This is a sculpture called Judith and Holofernes:
It moved around a few times after Donatello created it, sometime between 1455 and 1460. In 1495 it was placed in front of the Palazzo Vecchio, as a symbol of the freedom of Florence from the tyrrany of the Medici. But by 1504 it had been moved inside the courtyard of the Palazzo Vecchio, and another sculpture took its place:
Not too shabby. You see, for the longest time the Italians were not afraid of moving their public art around, or retiring it and replacing it with something else. Sure, the pace of rotation and retirement may have slowed, now that sculptors aren't making pieces of the quality of The David, and now that Florence is almost exclusively a tourist town. All those visitors need to be able to find the attractions, after all.
But Hyde Park is not a tourist town. We're not pleasing anyone but ourselves with public art. We should feel free to retire and rotate.
Take the mural, Under City Stone, for example (on which I have previously ranted here). Jon Pounds of the Chicago Public Art Group (CPAG) is raising funds to refurbish it. The rubric used to judge the merit of murals, according to Pounds, is "connection with the community, historic importance, and impact on other muralists." But this neglects what I believe are the more important standards of aesthetic beauty, artistic training, and current fondness by the community. (The historic importance he refers to is the fact that Caryl Yasko was one of the founders of the outdoor mural movement.)
Here's the thing about murals, historic or not: they decompose. Paintings have to be inside buildings with a controlled climate to last for decades or centuries. Does Jon Pounds hope we'll refurbish Under City Stone every 35 years ad infinitum? I'd be in favor of letting someone else have a shot at it right now. That would be more in the spirit of the "outdoor art" movement, anyway.
If anyone is feeling sentimental about these installations, maybe the Hyde Park Historical Society and the CPAG can be persuaded to document them in photographs and paperwork, and display them in a small exhibit.

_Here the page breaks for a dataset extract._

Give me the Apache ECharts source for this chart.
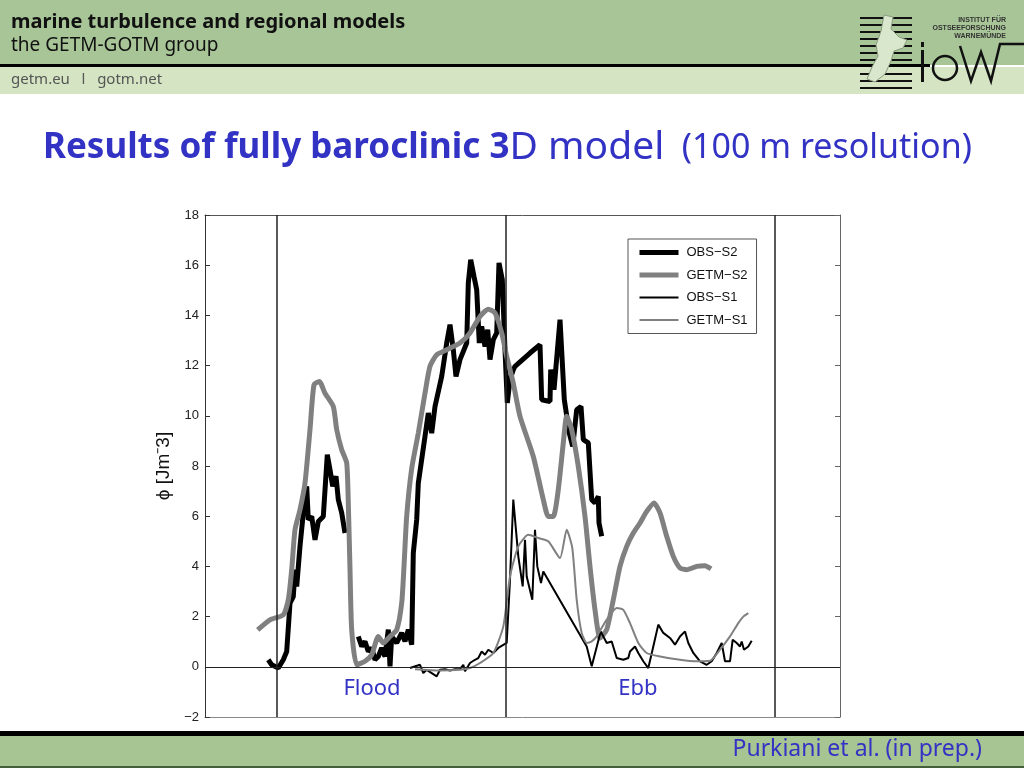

Another of our eyesores, the sculpture called Orisha Wall (1986) on the 55th Street median, was especially fragile to the elements and started deteriorating immediately after it was installed. By 1992 it was already listed in the category "treatment urgent" by a committee called Save Outdoor Sculpture. And here's why: the darned thing is made of glazed, kiln-fired tiles, attached to a concrete base with tile wall cement, and then grouted. Another sculpture installed at the very same time (Matt Freedman's Watching People, in Harper Court) is made out of a more traditional outdoor material -- bronze -- and has withstood the elements.
And here are some glazed ceramic tiles that Mr. Bahauddeen recently installed on the Marquette Interchange in Wisconsin:
I sure hope the tiles are covered from the elements, or the sponsors of the Interchange beautification project will have a crumbling mess on their hands as well.
That is, unless they understand and embrace the Hyde Park Progress principle of "retire and rotate."